I never, ever thought I would take part in group therapy. Then again, I never, ever thought I would take part in therapy at all!
I have now completed 2 3-week in-patient hospital stays and have been attending a day programme twice weekly, off and on, for several months now. All in all I have found group therapy to be an experience that takes a while to get used to and a darn sight longer to become any help or benefit, but if you stick with it, are truly dedicated and are lucky enough to have a good and stable facilitator and a relatively committed core group of attendees, it can actually be a very very rewarding supplement to individual therapy.
And yes, for me, group therapy could only ever be a supplement and not a substitute, but a good supplement nonetheless.
The thing about it is that there are many variables which impact on its safety, utility and effectiveness. The participants and their level of respect, social skills, self awareness, commitment and compassion for each other is a critical and very fluid dynamic.

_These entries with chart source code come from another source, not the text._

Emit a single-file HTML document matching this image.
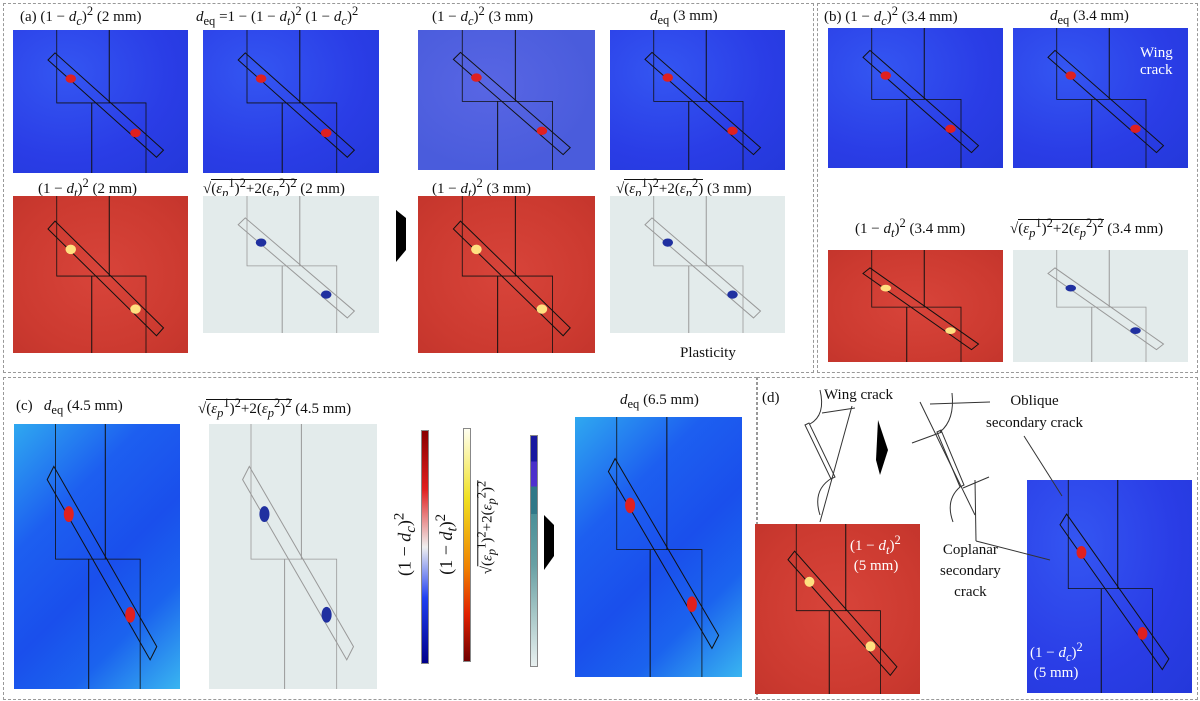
<!DOCTYPE html>
<html><head><meta charset="utf-8"><style>
body{margin:0;background:#fff;width:1200px;height:701px;position:relative;overflow:hidden;font-family:"Liberation Serif",serif;color:#111}
.box{position:absolute;border:1px dashed #999}
.img{position:absolute;overflow:hidden}
.img svg{position:absolute;left:0;top:0;width:100%;height:100%}
.t{position:absolute;font-size:15px;white-space:nowrap}
i{font-style:italic}
.rt{border-top:1px solid #111;padding-top:1px}
.blue{background:radial-gradient(ellipse at 30% 30%,#3456f2,#2a3de6 60%,#2438da)}
.blue2{background:radial-gradient(ellipse at 40% 40%,#5866e4,#4a5cdc 70%)}
.red{background:radial-gradient(ellipse at 50% 50%,#d8443a,#cc3a30 70%,#c4352c)}
.gray{background:#e3ebeb}
.cyan{background:linear-gradient(135deg,#2fa8f0 0%,#1d5ff0 30%,#1a4fec 55%,#1b63ee 75%,#39b5f0 100%)}
.cb{position:absolute;width:6px;border:1px solid #888}
</style></head><body>
<div class="box" style="left:3px;top:3px;width:809px;height:368px"></div>
<div class="box" style="left:817px;top:3px;width:379px;height:368px"></div>
<div class="box" style="left:3px;top:377px;width:752px;height:321px"></div>
<div class="box" style="left:757px;top:377px;width:439px;height:321px"></div>

<div class="t" style="left:20px;top:4px">(a) (1 − <i>d<sub>c</sub></i>)<sup>2</sup> (2 mm)</div>
<div class="t" style="left:196px;top:4px"><i>d</i><sub>eq</sub> =1 − (1 − <i>d<sub>t</sub></i>)<sup>2</sup> (1 − <i>d<sub>c</sub></i>)<sup>2</sup></div>
<div class="t" style="left:432px;top:4px">(1 − <i>d<sub>c</sub></i>)<sup>2</sup> (3 mm)</div>
<div class="t" style="left:650px;top:8px"><i>d</i><sub>eq</sub> (3 mm)</div>
<div class="t" style="left:38px;top:176px">(1 − <i>d<sub>t</sub></i>)<sup>2</sup> (2 mm)</div>
<div class="t" style="left:203px;top:176px">√<span class="rt">(<i>ε<sub>p</sub></i><sup>1</sup>)<sup>2</sup>+2(<i>ε<sub>p</sub></i><sup>2</sup>)<sup>2</sup></span> (2 mm)</div>
<div class="t" style="left:432px;top:176px">(1 − <i>d<sub>t</sub></i>)<sup>2</sup> (3 mm)</div>
<div class="t" style="left:616px;top:176px">√<span class="rt">(<i>ε<sub>p</sub></i><sup>1</sup>)<sup>2</sup>+2(<i>ε<sub>p</sub></i><sup>2</sup>)</span> (3 mm)</div>
<div class="t" style="left:680px;top:345px">Plasticity</div>

<div class="t" style="left:824px;top:4px">(b) (1 − <i>d<sub>c</sub></i>)<sup>2</sup> (3.4 mm)</div>
<div class="t" style="left:1050px;top:8px"><i>d</i><sub>eq</sub> (3.4 mm)</div>
<div class="t" style="left:855px;top:216px">(1 − <i>d<sub>t</sub></i>)<sup>2</sup> (3.4 mm)</div>
<div class="t" style="left:1010px;top:216px">√<span class="rt">(<i>ε<sub>p</sub></i><sup>1</sup>)<sup>2</sup>+2(<i>ε<sub>p</sub></i><sup>2</sup>)<sup>2</sup></span> (3.4 mm)</div>

<div class="t" style="left:16px;top:398px">(c) &nbsp;&nbsp;<i>d</i><sub>eq</sub> (4.5 mm)</div>
<div class="t" style="left:198px;top:396px">√<span class="rt">(<i>ε<sub>p</sub></i><sup>1</sup>)<sup>2</sup>+2(<i>ε<sub>p</sub></i><sup>2</sup>)<sup>2</sup></span> (4.5 mm)</div>
<div class="t" style="left:620px;top:392px"><i>d</i><sub>eq</sub> (6.5 mm)</div>

<div class="t" style="left:762px;top:390px">(d)</div>
<div class="t" style="left:824px;top:387px">Wing crack</div>
<div class="t" style="left:986px;top:390px;text-align:center;line-height:22px">Oblique<br>secondary crack</div>
<div class="t" style="left:940px;top:540px;text-align:center;line-height:21px">Coplanar<br>secondary<br>crack</div>

<div id="imgs"></div>

<div class="cb" style="left:421px;top:430px;height:232px;background:linear-gradient(#8a0000,#e02020 25%,#f0f0f0 50%,#2040f0 72%,#00008a)"></div>
<div class="cb" style="left:463px;top:428px;height:232px;background:linear-gradient(#fffff0,#f0e020 30%,#f08000 60%,#e02000 80%,#700000)"></div>
<div class="cb" style="left:530px;top:435px;height:230px;background:linear-gradient(#1818a0 0,#1818a0 11%,#4830c8 11%,#5030d0 22%,#307888 22%,#307888 34%,#4a9098 34%,#68a0a4 56%,#a8c8c8 78%,#e8f0f0)"></div>
<div class="t" style="left:374px;top:530px;font-size:18px;transform:rotate(-90deg)">(1 − <i>d<sub>c</sub></i>)<sup>2</sup></div>
<div class="t" style="left:417px;top:530px;font-size:18px;transform:rotate(-90deg)">(1 − <i>d<sub>t</sub></i>)<sup>2</sup></div>
<div class="t" style="left:440px;top:515px;font-size:15px;transform:rotate(-90deg)">√<span class="rt">(<i>ε<sub>p</sub></i><sup>1</sup>)<sup>2</sup>+2(<i>ε<sub>p</sub></i><sup>2</sup>)<sup>2</sup></span></div>

<svg width="1200" height="701" style="position:absolute;left:0;top:0">
<polygon points="396,210 406,218 406,250 396,262" fill="#000"/>
<polygon points="544,515 554,525 554,556 544,570" fill="#000"/>
<polygon points="878,420 888,450 880,475 876,460" fill="#000"/>
<g stroke="#333" fill="none" stroke-width="1">
<polygon points="805,425 809,423 835,477 831,479" fill="#fff"/>
<path d="M820,390 Q826,415 810,424"/><path d="M832,478 Q812,490 820,515"/>
<polygon points="937,432 941,430 964,485 960,487" fill="#fff"/>
<line x1="920" y1="402" x2="975" y2="515"/><line x1="912" y1="443" x2="942" y2="432"/>
<path d="M952,393 Q955,420 940,432"/><path d="M960,487 Q945,500 953,522"/>
<line x1="852" y1="406" x2="820" y2="522"/><line x1="855" y1="408" x2="822" y2="413"/>
<line x1="990" y1="402" x2="930" y2="404"/><line x1="1024" y1="436" x2="1062" y2="496"/>
<polyline points="976,541 975,480"/><line x1="976" y1="541" x2="1050" y2="560"/><line x1="963" y1="488" x2="989" y2="477"/>
</g>
</svg>

<script>
const panels=[
 ['img-a1','blue',13,30,175,143],['img-a2','blue',203,30,176,143],['img-a3','blue2',418,30,177,140],['img-a4','blue',610,30,175,140],
 ['img-a5','red',13,196,175,157],['img-a6','gray',203,196,176,137],['img-a7','red',418,196,177,157],['img-a8','gray',610,196,175,137],
 ['img-b1','blue',828,28,175,140],['img-b2','blue',1013,28,175,140],['img-b3','red',828,250,175,112],['img-b4','gray',1013,250,175,112],
 ['img-c1','cyan',14,424,166,265],['img-c2','gray',209,424,168,265],['img-c3','cyan',575,417,167,260],
 ['img-d1','red',755,524,165,170],['img-d2','blue',1027,480,165,213]
];
const host=document.getElementById('imgs');
const ns='http://www.w3.org/2000/svg';
panels.forEach(p=>{
 const d=document.createElement('div');
 d.className='img '+p[1];
 d.style.cssText=`left:${p[2]}px;top:${p[3]}px;width:${p[4]}px;height:${p[5]}px`;
 
 
 const s=document.createElementNS(ns,'svg');
 s.setAttribute('viewBox','0 0 100 100');
 s.setAttribute('preserveAspectRatio','none');
 const col=p[1]==='gray'?'#999':'#111';
 const dot=p[1]==='red'?'#ffe080':p[1]==='gray'?'#2030a0':'#e02020';
 s.innerHTML=`<polyline points="25,0 25,51 76,51 76,100" fill="none" stroke="${col}" stroke-width="0.8" vector-effect="non-scaling-stroke"/>
 <line x1="55" y1="0" x2="55" y2="51" stroke="${col}" vector-effect="non-scaling-stroke"/>
 <line x1="45" y1="51" x2="45" y2="100" stroke="${col}" vector-effect="non-scaling-stroke"/>
 <polygon points="20,21 24,16 86,84 82,89" fill="none" stroke="${col}" vector-effect="non-scaling-stroke"/>
 <circle cx="33" cy="34" r="3" fill="${dot}"/>
 <circle cx="70" cy="72" r="3" fill="${dot}"/>`;
 d.appendChild(s);
 host.appendChild(d);
});
</script>
<div class="t" style="left:850px;top:533px;color:#fff">(1 − <i>d<sub>t</sub></i>)<sup>2</sup><br>&nbsp;(5 mm)</div>
<div class="t" style="left:1030px;top:640px;color:#fff">(1 − <i>d<sub>c</sub></i>)<sup>2</sup><br>&nbsp;(5 mm)</div>
<div class="t" style="left:1140px;top:45px;color:#fff">Wing<br>crack</div>
</body></html>
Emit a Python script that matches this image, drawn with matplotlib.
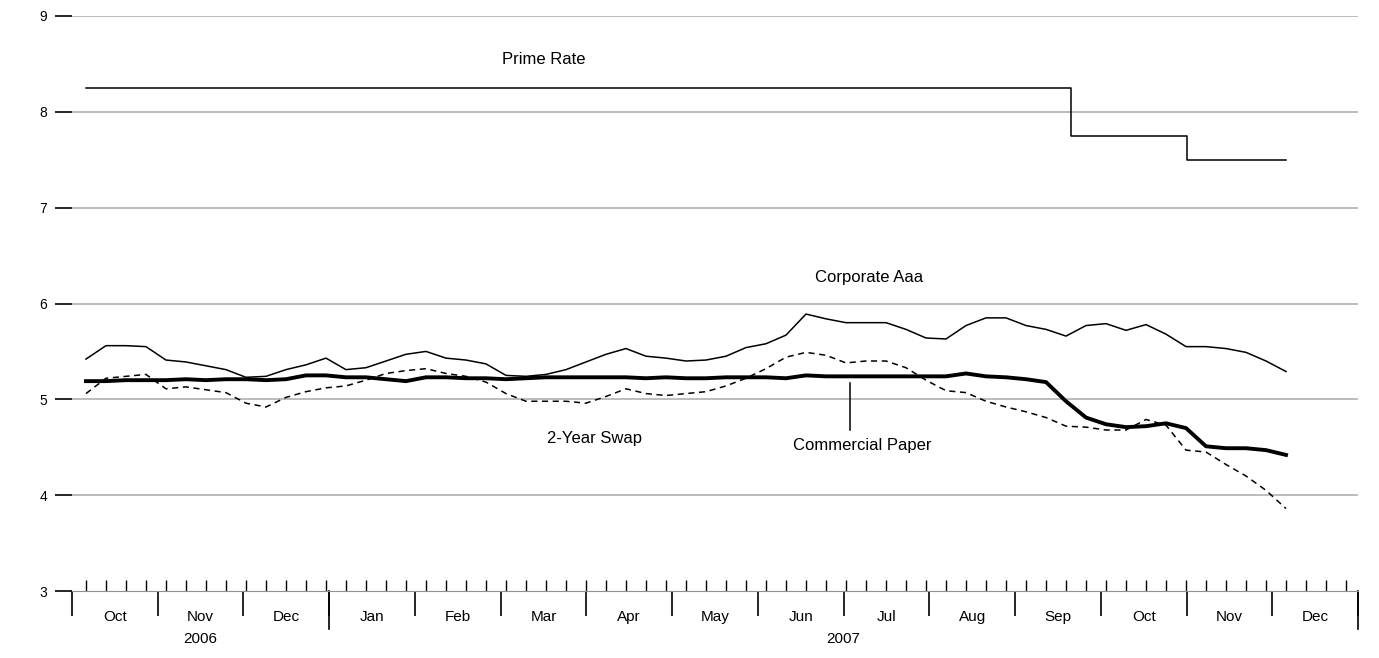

Perhaps even more important is the facilitator. Group dynamics, particularly with groups of often unstable people, are very very difficult to manage. A good facilitator can make it - a bad one can break it. And not all therapists can transfer their individual therapeutic skills to a group context - managing a group is a very different skill set.
I say all that to say that I, overall, and with several rocky exceptions, have had a positive group therapy experience. But I have no trouble understanding or accepting how some people don't.